Pro Tip: Future-proofing Java isn’t about predicting Oracle — it’s about eliminating surprises.
5 Predictions for the Next Oracle Java Licensing Shift
Based on the trends we’ve discussed, here are five bold predictions for Oracle’s next Java licensing moves:
- Shorter free support windows: Oracle will shrink the NFTC free-update period for new Java LTS releases, accelerating the push to paid subscriptions.
- Usage-based pricing trials: Oracle will test out metered Java licensing, perhaps by offering a usage-based pricing option tied to Oracle Cloud.
- Bundling Java with other services: The current employee-based model will evolve. Java support will be bundled with other Oracle offerings (like cloud or database deals), making Java subscriptions just another part of a larger package.

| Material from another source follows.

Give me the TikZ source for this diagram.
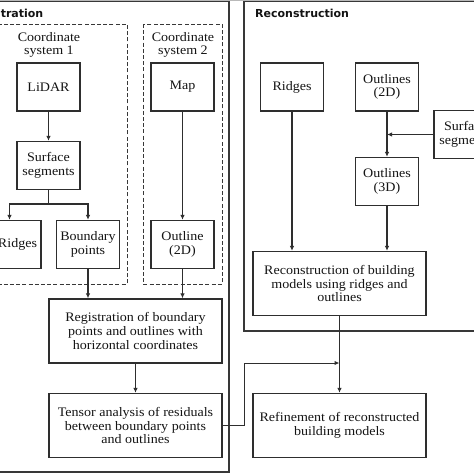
\documentclass[tikz,border=0pt]{standalone}
\usepackage{fontspec}
\setmainfont[FakeStretch=1.08]{Liberation Serif}
\newfontfamily\titlefont{DejaVu Sans}
\usetikzlibrary{arrows.meta}
\definecolor{boxc}{gray}{0.18}
\definecolor{framec}{gray}{0.22}
\definecolor{txtc}{gray}{0.08}
\begin{document}
\begin{tikzpicture}[x=1pt,y=-1pt,
  box/.style={draw=boxc, line width=1.3pt, inner sep=0pt, align=center,
    font=\fontsize{13}{13.7}\selectfont, text=txtc},
  small/.style={box, minimum width=63pt, minimum height=48pt},
  wide/.style={box, minimum width=173pt, minimum height=64pt},
  frame/.style={draw=framec, line width=1.5pt},
  dashframe/.style={draw=framec, line width=1pt, dash pattern=on 4pt off 2.2pt},
  conn/.style={draw=boxc, line width=1.4pt},
  arr/.style={conn, -{Latex[length=5pt,width=4.5pt]}},
  arrthin/.style={draw=boxc, line width=1pt, -{Latex[length=5pt,width=4.5pt]}},
  ttl/.style={font=\titlefont\bfseries\fontsize{11}{13}\selectfont, text=txtc, inner sep=0pt},
  plain/.style={align=center, font=\fontsize{13}{13.7}\selectfont, text=txtc, inner sep=0pt}
]
\useasboundingbox (0,0) rectangle (474,474);
\clip (0,0) rectangle (474,474);
\fill[white] (0,0) rectangle (474,474);

% frames
\draw[frame] (-30,1.5) rectangle (229,472);
\draw[frame] (244,1.5) rectangle (520,331);
\draw[gray!55, line width=1.4pt] (0,0.7) -- (474,0.7);
\node[ttl, anchor=base east] (ttlreg) at (43.5,17.3) {Registration};
\node[ttl, anchor=base west] (ttlrec) at (255,17.3) {Reconstruction};

% dashed boxes
\draw[dashframe] (-40,24) rectangle (127,284);
\draw[dashframe] (143,24) rectangle (222,284);
\node[plain] (cs1) at (49,45) {Coordinate\\system 1};
\node[plain] (cs2) at (183,45) {Coordinate\\system 2};

% registration nodes
\node[small] (lidar) at (48.5,87) {LiDAR};
\node[small] (surfL) at (48.5,165.5) {Surface\\segments};
\node[small, text width=55pt, align=right] (ridgesL) at (9.5,244.5) {Ridges};
\node[small] (bound) at (88,244.5) {Boundary\\points};
\node[small] (map) at (182.5,87) {Map};
\node[small] (outl) at (182.5,244.5) {Outline\\(2D)};
\node[wide] (reg) at (135.5,331) {Registration of boundary\\points and outlines with\\horizontal coordinates};
\node[wide] (tensor) at (135.5,425.5) {Tensor analysis of residuals\\between boundary points\\and outlines};

% reconstruction nodes
\node[small] (ridgesR) at (292,87) {Ridges};
\node[small] (out2d) at (387,87) {Outlines\\(2D)};
\node[small] (surfR) at (465.5,134.5) {Surface\\segments};
\node[small] (out3d) at (387,181.5) {Outlines\\(3D)};
\node[wide] (recon) at (339.5,283.5) {Reconstruction of building\\models using ridges and\\outlines};
\node[wide] (refine) at (339.5,425.5) {Refinement of reconstructed\\building models};

% connectors registration
\draw[arr] (lidar) -- (surfL);
\coordinate (split) at (48.5,204);
\draw[conn] (surfL.south) -- (split);
\draw[arr] (split) -| (ridgesL.north);
\draw[arr] (split) -| (bound.north);
\draw[arr] (map) -- (outl);
\draw[arr] (bound.south) -- (bound.south |- reg.north);
\draw[arr] (outl.south) -- (outl.south |- reg.north);
\draw[arr] (reg) -- (tensor);

% connectors reconstruction
\coordinate (joinR) at (387,134.5);
\draw[arrthin] (surfR.west) -- (joinR);
\draw[arr] (out2d) -- (out3d);
\draw[arr] (ridgesR.south) -- (ridgesR.south |- recon.north);
\draw[arr] (out3d.south) -- (out3d.south |- recon.north);
\draw[arr] (recon) -- (refine);

% tensor to refinement
\coordinate (b1) at (244,425.5);
\coordinate (b2) at (244,363);
\coordinate (join) at (339.5,363);
\draw[arrthin] (tensor.east) -- (b1) -- (b2) -- (join);
\end{tikzpicture}
\end{document}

- Enhanced auditing and tracking: Oracle will deploy more aggressive audit tools (automated scanners, mandatory usage reporting) to gain visibility into customer environments. This will make it easier for Oracle to spot under-licensed Java deployments.
- Higher costs for hybrid users: Companies with mixed on-premises and cloud Java environments will face the steepest costs. Oracle’s policies will ensure you pay for Java everywhere you run it — and the more scattered your deployment, the harder it will be to avoid fees.
Pro Tip: The next change won’t be announced — it will appear in the fine print of the next LTS release.